**THE EXERCISE:** Extract everything from the first line through the line with "label=series_names[1], zorder=3)", both ends included, except for any pictures.

**TASK MATERIAL:**
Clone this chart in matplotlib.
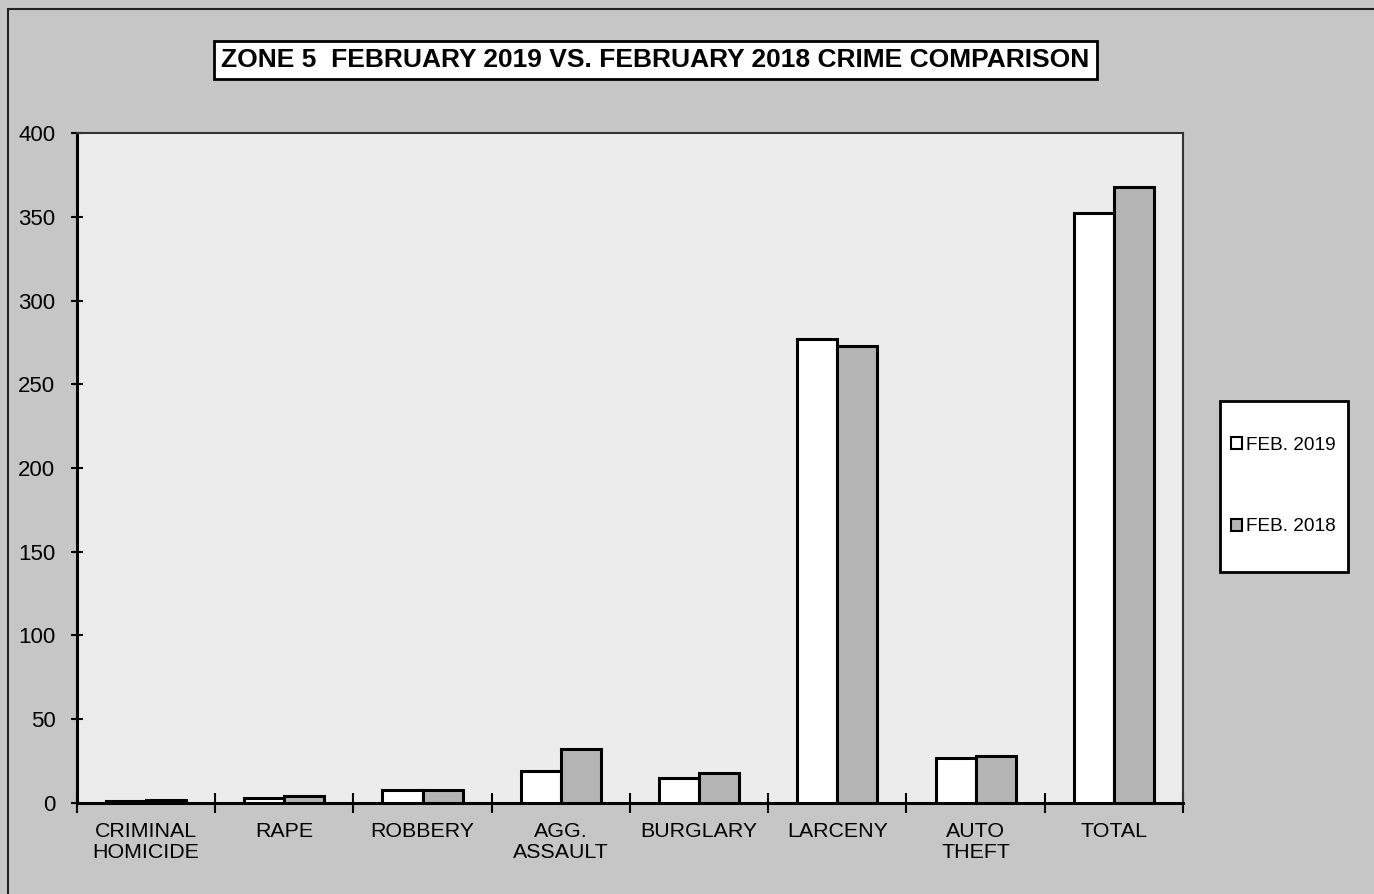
import numpy as np
import matplotlib
matplotlib.use('Agg')
import matplotlib.pyplot as plt
from matplotlib.patches import Rectangle

plt.rcParams['font.family'] = ['Liberation Sans', 'DejaVu Sans']

categories = ['CRIMINAL\nHOMICIDE', 'RAPE', 'ROBBERY', 'AGG.\nASSAULT',
              'BURGLARY', 'LARCENY', 'AUTO\nTHEFT', 'TOTAL']
feb_2019 = [1, 3, 8, 19, 15, 277, 27, 352]
feb_2018 = [2, 4, 8, 32, 18, 273, 28, 368]
series_names = ['FEB. 2019', 'FEB. 2018']

fig = plt.figure(figsize=(13.74, 8.94), dpi=100)
fig.patch.set_facecolor('#c6c6c6')
# outer frame of the scanned chart
fig.add_artist(Rectangle((0.006, -0.01), 1.0, 1.0, transform=fig.transFigure,
                         fill=False, edgecolor='#222222', linewidth=1.5))

ax = fig.add_axes([0.056, 0.1018, 0.805, 0.7494])
ax.set_facecolor('#ececec')

x = np.arange(len(categories))
w = 0.29
ax.bar(x - w / 2, feb_2019, w, color='white', edgecolor='black', linewidth=2.2,
       label=series_names[0], zorder=3)
ax.bar(x + w / 2, feb_2018, w, color='#b4b4b4', edgecolor='black', linewidth=2.2,
       label=series_names[1], zorder=3)

ax.set_xlim(-0.5, len(categories) - 0.5)
ax.set_ylim(0, 400)
ax.set_yticks(np.arange(0, 401, 50))
ax.tick_params(axis='y', labelsize=16, direction='inout', length=9, width=1.5, pad=11)

# category ticks sit between the groups
ax.set_xticks(np.arange(-0.5, len(categories) - 0.4, 1.0))
ax.set_xticklabels([])
ax.set_xticks(x, minor=True)
ax.set_xticklabels(categories, minor=True, fontsize=15.4, linespacing=1.1)
ax.tick_params(axis='x', which='major', direction='inout', length=14, width=1.5)
ax.tick_params(axis='x', which='minor', length=0, pad=14)

for side in ['bottom', 'left']:
    ax.spines[side].set_linewidth(2.2)
for side in ['top', 'right']:
    ax.spines[side].set_linewidth(1.5)
    ax.spines[side].set_color('#333333')

fig.text(0.477, 0.933, 'ZONE 5  FEBRUARY 2019 VS. FEBRUARY 2018 CRIME COMPARISON',
         ha='center', va='center', fontsize=19, fontweight='bold',
         bbox=dict(boxstyle='square,pad=0.27', facecolor='white', edgecolor='black', linewidth=2))

# legend box drawn separately so its padding can differ per direction
fig.add_artist(Rectangle((0.8879, 0.3602), 0.0932, 0.1913, transform=fig.transFigure,
                         facecolor='white', edgecolor='black', linewidth=2, zorder=1))
leg = fig.legend(loc='center', bbox_to_anchor=(0.9338, 0.4564), fontsize=13.7,
                 frameon=False, handlelength=0.6, handleheight=0.6, handletextpad=0.2,
                 labelspacing=3.4, borderpad=0, borderaxespad=0)
leg.set_zorder(2)
for h in leg.legend_handles:
    h.set_linewidth(1.5)

plt.savefig('out.png', dpi=100, facecolor=fig.get_facecolor())
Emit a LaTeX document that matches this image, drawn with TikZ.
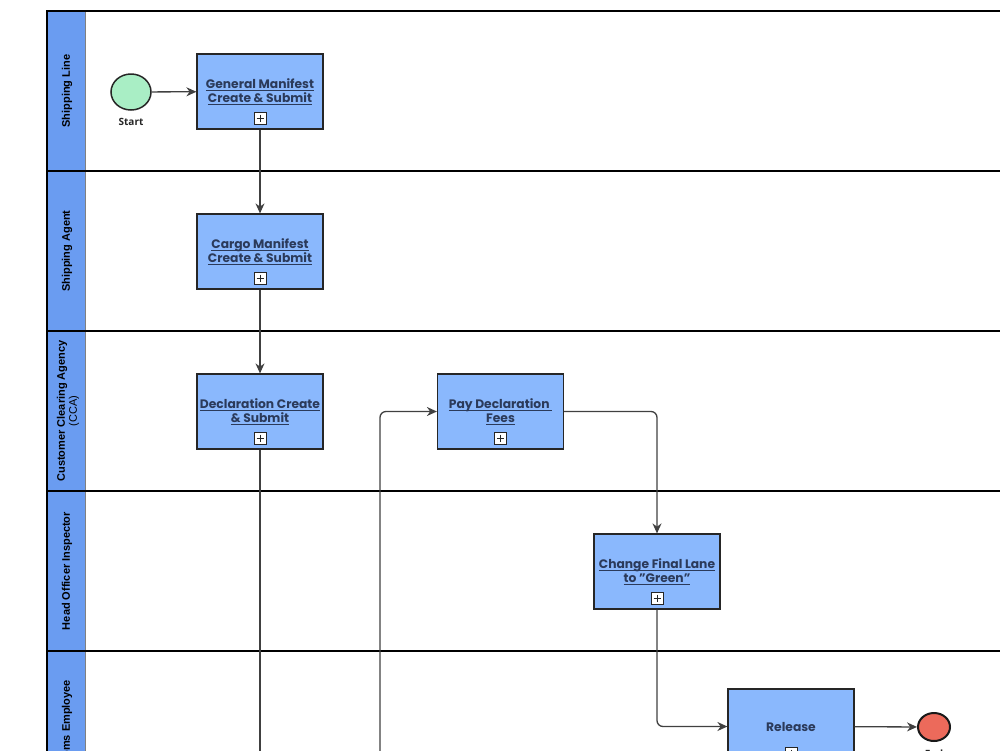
\documentclass[tikz,border=0pt]{standalone}
\usepackage{fontspec}
\setmainfont{Poppins}
\newfontfamily\couloirfont{Liberation Sans}
\newfontfamily\etiquettefont{Open Sans}
\usetikzlibrary{positioning,arrows.meta,shapes.geometric}
\definecolor{entete}{HTML}{6A9CF1}
\definecolor{bleutache}{HTML}{8AB8FD}
\definecolor{encre}{HTML}{2B3A5A}
\definecolor{vertdebut}{HTML}{A9EEC5}
\definecolor{rougefin}{HTML}{EC6A5B}
\newcommand{\souligne}[1]{\underline{\smash{#1}}\vphantom{#1}}
\tikzset{
  tache/.style={draw=black!85, line width=1.2pt, fill=bleutache, minimum width=126pt,
    minimum height=75pt, inner sep=0pt, align=center, text=encre,
    font=\fontsize{12.3}{14}\selectfont\bfseries},
  plus/.style={draw=black!85, line width=0.8pt, fill=white, minimum size=12pt, inner sep=0pt,
    path picture={\draw[line width=0.9pt] ([yshift=-2.5pt]path picture bounding box.north) -- ([yshift=2.5pt]path picture bounding box.south)
      ([xshift=2.5pt]path picture bounding box.west) -- ([xshift=-2.5pt]path picture bounding box.east);}},
  couloir/.style={rotate=90, align=center, font=\couloirfont\fontsize{11}{12}\selectfont},
  fleche/.style={-{Stealth[length=10pt,width=9pt]}, line width=1.3pt, draw=black!75, rounded corners=6pt},
}
\begin{document}
\begin{tikzpicture}[x=1pt,y=-1pt]
	\useasboundingbox (0,0) rectangle (1000,750);
	\clip (0,0) rectangle (1000,750);
	% Couloirs
	\fill[entete] (47,11) rectangle (85,820);
	\draw[black!50, line width=0.8pt] (85,11) -- (85,820);
	\foreach \y in {171,331,491,651}
		\draw[line width=2pt] (47,\y) -- (1010,\y);
	\draw[line width=2pt] (47,820) -- (47,11) -- (1010,11);
	
	\node[couloir] (ligne) at (67,91) {\bfseries Shipping Line};
	\node[couloir] (agent) at (67,251) {\bfseries Shipping Agent};
	\node[couloir] (agence) at (68,411) {\bfseries Customer Clearing Agency\\(CCA)};
	\node[couloir] (inspecteur) at (67,571) {\bfseries Head Officer Inspector};
	\node[couloir] (employe) at (67,731) {\bfseries Customs Employee};
	
	% Evenements
	\node[ellipse, draw=black!85, line width=1.5pt, fill=vertdebut, minimum width=40pt, minimum height=36pt,
		label={[label distance=4pt, font=\etiquettefont\fontsize{10}{11}\selectfont\bfseries, text=black!85]below:Start}] (debut) at (131,92) {};
	\node[ellipse, draw=black!90, line width=2pt, fill=rougefin, minimum width=32pt, minimum height=28pt,
		label={[label distance=4pt, font=\etiquettefont\fontsize{10}{11}\selectfont\bfseries, text=black!85]below:End}] (fin) at (934,727) {};
	
	% Taches
	\node[tache] (manifeste) at (260,91.5) {\souligne{General Manifest}\\\souligne{Create \& Submit}};
	\node[tache] (cargaison) at (260,251.5) {\souligne{Cargo Manifest}\\\souligne{Create \& Submit}};
	\node[tache] (declaration) at (260,411.5) {\souligne{Declaration Create}\\\souligne{\& Submit}};
	\node[tache] (paiement) at (500.5,411.5) {\souligne{Pay Declaration }\\\souligne{Fees}};
	\node[tache] (voie) at (657,571.5) {\souligne{Change Final Lane}\\\souligne{to "Green"}};
	\node[tache] (liberation) at (791,726.5) {Release};
	\foreach \t in {manifeste,cargaison,declaration,paiement,voie,liberation}
		\node[plus, above=5pt of \t.south] (plus-\t) {};
	
	\coordinate (bas1) at (260,820);
	\coordinate (bas2) at (380,820);
	
	% Liens
	\draw[fleche] (debut) -- (manifeste);
	\draw[fleche] (manifeste) -- (cargaison);
	\draw[fleche] (cargaison) -- (declaration);
	\draw[fleche] (declaration) -- (bas1);
	\draw[fleche] (bas2) |- (paiement);
	\draw[fleche] (paiement) -| (voie);
	\draw[fleche] (voie) |- (liberation);
	\draw[fleche] (liberation) -- (fin);
\end{tikzpicture}
\end{document}
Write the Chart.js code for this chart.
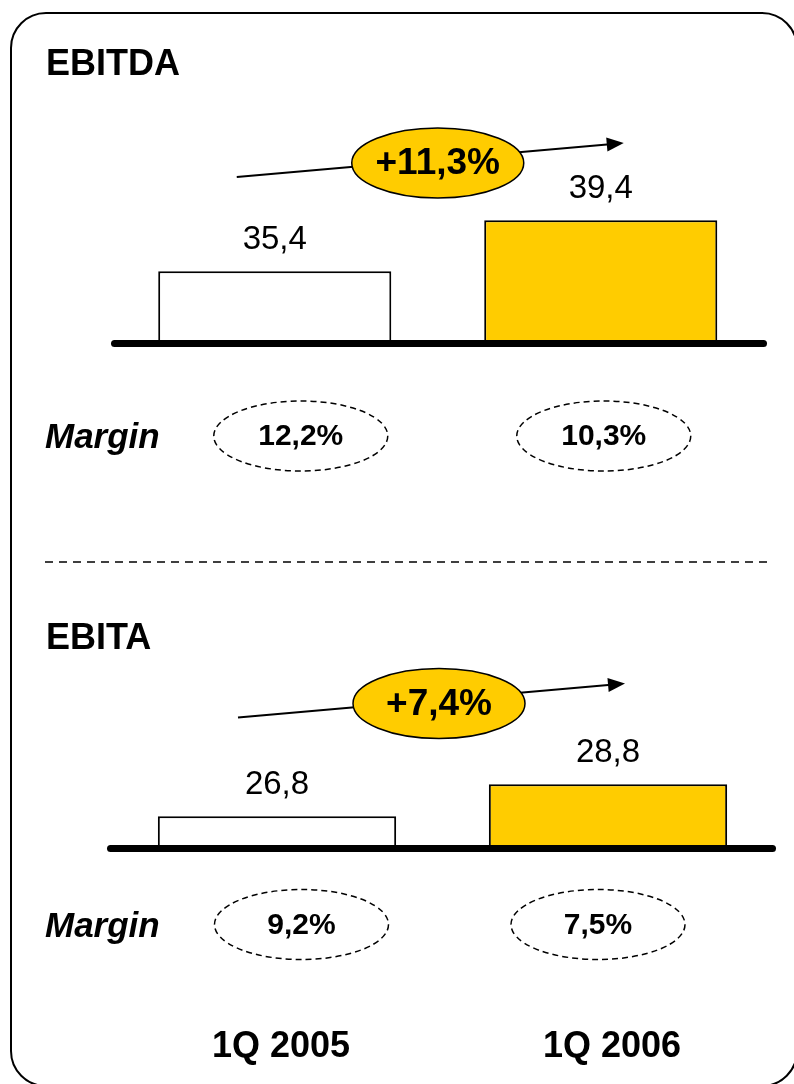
<!DOCTYPE html>
<html>
<head>
<meta charset="utf-8">
<script src="https://cdn.jsdelivr.net/npm/chart.js@4.4.1/dist/chart.umd.min.js"></script>
<style>
    html, body { margin: 0; padding: 0; background: #fff; }
    body { width: 794px; height: 1084px; position: relative; overflow: hidden; }
    .frame {
        position: absolute; left: 10px; top: 12px; width: 788px; height: 1075px;
        box-sizing: border-box; border: 2px solid #000; border-radius: 36px;
    }
    canvas { position: absolute; left: 0; }
    #ebitdaChart { top: 0; }
    #ebitaChart { top: 580px; }
</style>
</head>
<body>
<div class="frame"></div>
<canvas id="ebitdaChart" width="794" height="580"></canvas>
<canvas id="ebitaChart" width="794" height="504"></canvas>
<script>
// Data
const categories = ['1Q 2005', '1Q 2006'];
const ebitdaValues = [35.4, 39.4];
const ebitaValues = [26.8, 28.8];
const ebitdaMargins = [12.2, 10.3];
const ebitaMargins = [9.2, 7.5];
const growthLabels = ['+11,3%', '+7,4%'];

const YELLOW = '#FFCC00';
const FONT = '"Liberation Sans", Arial, sans-serif';

function fmt(v) {
    return v.toFixed(1).replace('.', ',');
}

// Draws the axis bar, value labels, growth pill and margin ellipses
const decorPlugin = {
    id: 'decor',
    afterDatasetsDraw(chart, args, opts) {
        const ctx = chart.ctx;
        const area = chart.chartArea;
        const bars = chart.getDatasetMeta(0).data;
        const values = chart.data.datasets[0].data;
        ctx.save();

        // title
        ctx.fillStyle = '#000';
        ctx.textAlign = 'left';
        ctx.textBaseline = 'alphabetic';
        ctx.font = 'bold 36px ' + FONT;
        ctx.fillText(opts.title, 46, opts.titleY);

        // thick base line
        ctx.strokeStyle = '#000';
        ctx.lineWidth = 7;
        ctx.lineCap = 'round';
        ctx.beginPath();
        ctx.moveTo(area.left + opts.axisFrom, area.bottom + 3.5);
        ctx.lineTo(area.right + opts.axisTo, area.bottom + 3.5);
        ctx.stroke();

        // value labels
        ctx.font = '33px ' + FONT;
        ctx.textAlign = 'center';
        bars.forEach((bar, i) => {
            ctx.fillText(fmt(values[i]), bar.x, bar.y - 22);
        });

        // growth arrow + pill
        const cx = (bars[0].x + bars[1].x) / 2 + opts.pillShift;
        const cy = area.top + opts.pillOffset;
        const x0 = cx - 201, y0 = cy + 14;
        const x1 = cx + 186, y1 = cy - 20;
        const ang = Math.atan2(y1 - y0, x1 - x0);
        ctx.lineWidth = 2;
        ctx.lineCap = 'butt';
        ctx.beginPath();
        ctx.moveTo(x0, y0);
        ctx.lineTo(x1 - 14 * Math.cos(ang), y1 - 14 * Math.sin(ang));
        ctx.stroke();
        ctx.beginPath();
        ctx.moveTo(x1, y1);
        ctx.lineTo(x1 - 17 * Math.cos(ang) + 7 * Math.sin(ang), y1 - 17 * Math.sin(ang) - 7 * Math.cos(ang));
        ctx.lineTo(x1 - 17 * Math.cos(ang) - 7 * Math.sin(ang), y1 - 17 * Math.sin(ang) + 7 * Math.cos(ang));
        ctx.closePath();
        ctx.fill();

        ctx.beginPath();
        ctx.ellipse(cx, cy, 86, 35, 0, 0, Math.PI * 2);
        ctx.fillStyle = YELLOW;
        ctx.fill();
        ctx.lineWidth = 1.5;
        ctx.stroke();
        ctx.fillStyle = '#000';
        ctx.font = 'bold 37px ' + FONT;
        ctx.textBaseline = 'middle';
        ctx.fillText(opts.growth, cx, cy + 1);

        // margin row
        ctx.textAlign = 'left';
        ctx.textBaseline = 'alphabetic';
        ctx.font = 'italic bold 35px ' + FONT;
        ctx.fillText('Margin', 45, opts.marginY + 12);

        ctx.setLineDash([6, 4]);
        ctx.lineWidth = 1.5;
        ctx.textAlign = 'center';
        ctx.textBaseline = 'middle';
        ctx.font = 'bold 30px ' + FONT;
        bars.forEach((bar, i) => {
            const mx = bar.x + opts.marginShift[i];
            ctx.beginPath();
            ctx.ellipse(mx, opts.marginY, 87, 35, 0, 0, Math.PI * 2);
            ctx.stroke();
            ctx.fillText(fmt(opts.margins[i]) + '%', mx, opts.marginY + 1);
        });
        ctx.setLineDash([]);

        // dashed separator under the first block
        if (opts.separatorY) {
            ctx.setLineDash([8, 6]);
            ctx.beginPath();
            ctx.moveTo(45, opts.separatorY);
            ctx.lineTo(767, opts.separatorY);
            ctx.stroke();
            ctx.setLineDash([]);
        }

        // category labels at the bottom
        if (opts.categoriesY) {
            ctx.textBaseline = 'alphabetic';
            ctx.font = 'bold 36px ' + FONT;
            bars.forEach((bar, i) => {
                ctx.fillText(chart.data.labels[i], bar.x + 4, opts.categoriesY);
            });
        }

        ctx.restore();
    }
};

function makeChart(id, values, yMin, yMax, padding, barPct, decor) {
    return new Chart(document.getElementById(id), {
        type: 'bar',
        data: {
            labels: categories,
            datasets: [{
                data: values,
                backgroundColor: ['#FFFFFF', YELLOW],
                borderColor: '#000',
                borderWidth: 2,
                borderSkipped: 'bottom',
                barPercentage: 1,
                categoryPercentage: barPct
            }]
        },
        options: {
            responsive: false,
            animation: false,
            devicePixelRatio: 1,
            layout: { padding: padding },
            scales: {
                x: { display: false },
                y: { display: false, min: yMin, max: yMax }
            },
            plugins: {
                legend: { display: false },
                tooltip: { enabled: false },
                decor: decor
            }
        },
        plugins: [decorPlugin]
    });
}

// EBITDA block
makeChart('ebitdaChart', ebitdaValues, 30, 45,
    { left: 111.75, right: 30.25, top: 148.75, bottom: 240 }, 0.715,
    {
        title: 'EBITDA', titleY: 75,
        axisFrom: 2.75, axisTo: -0.25,
        pillOffset: 14.25, pillShift: 0,
        growth: growthLabels[0],
        margins: ebitdaMargins, marginY: 436, marginShift: [26, 3],
        separatorY: 562
    });

// EBITA block
makeChart('ebitaChart', ebitaValues, 25, 35,
    { left: 111.5, right: 20.5, top: 105, bottom: 239 }, 0.72,
    {
        title: 'EBITA', titleY: 69,
        axisFrom: -1, axisTo: -1,
        pillOffset: 18.5, pillShift: -3.5,
        growth: growthLabels[1],
        margins: ebitaMargins, marginY: 344.5, marginShift: [24.5, -10],
        categoriesY: 477
    });
</script>
</body>
</html>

**TASK ANSWER:**
Clone this chart in matplotlib.
import numpy as np
import matplotlib
matplotlib.use('Agg')
import matplotlib.pyplot as plt
from matplotlib.patches import Rectangle

plt.rcParams['font.family'] = ['Liberation Sans', 'DejaVu Sans']

categories = ['CRIMINAL\nHOMICIDE', 'RAPE', 'ROBBERY', 'AGG.\nASSAULT',
              'BURGLARY', 'LARCENY', 'AUTO\nTHEFT', 'TOTAL']
feb_2019 = [1, 3, 8, 19, 15, 277, 27, 352]
feb_2018 = [2, 4, 8, 32, 18, 273, 28, 368]
series_names = ['FEB. 2019', 'FEB. 2018']

fig = plt.figure(figsize=(13.74, 8.94), dpi=100)
fig.patch.set_facecolor('#c6c6c6')
# outer frame of the scanned chart
fig.add_artist(Rectangle((0.006, -0.01), 1.0, 1.0, transform=fig.transFigure,
                         fill=False, edgecolor='#222222', linewidth=1.5))

ax = fig.add_axes([0.056, 0.1018, 0.805, 0.7494])
ax.set_facecolor('#ececec')

x = np.arange(len(categories))
w = 0.29
ax.bar(x - w / 2, feb_2019, w, color='white', edgecolor='black', linewidth=2.2,
       label=series_names[0], zorder=3)
ax.bar(x + w / 2, feb_2018, w, color='#b4b4b4', edgecolor='black', linewidth=2.2,
       label=series_names[1], zorder=3)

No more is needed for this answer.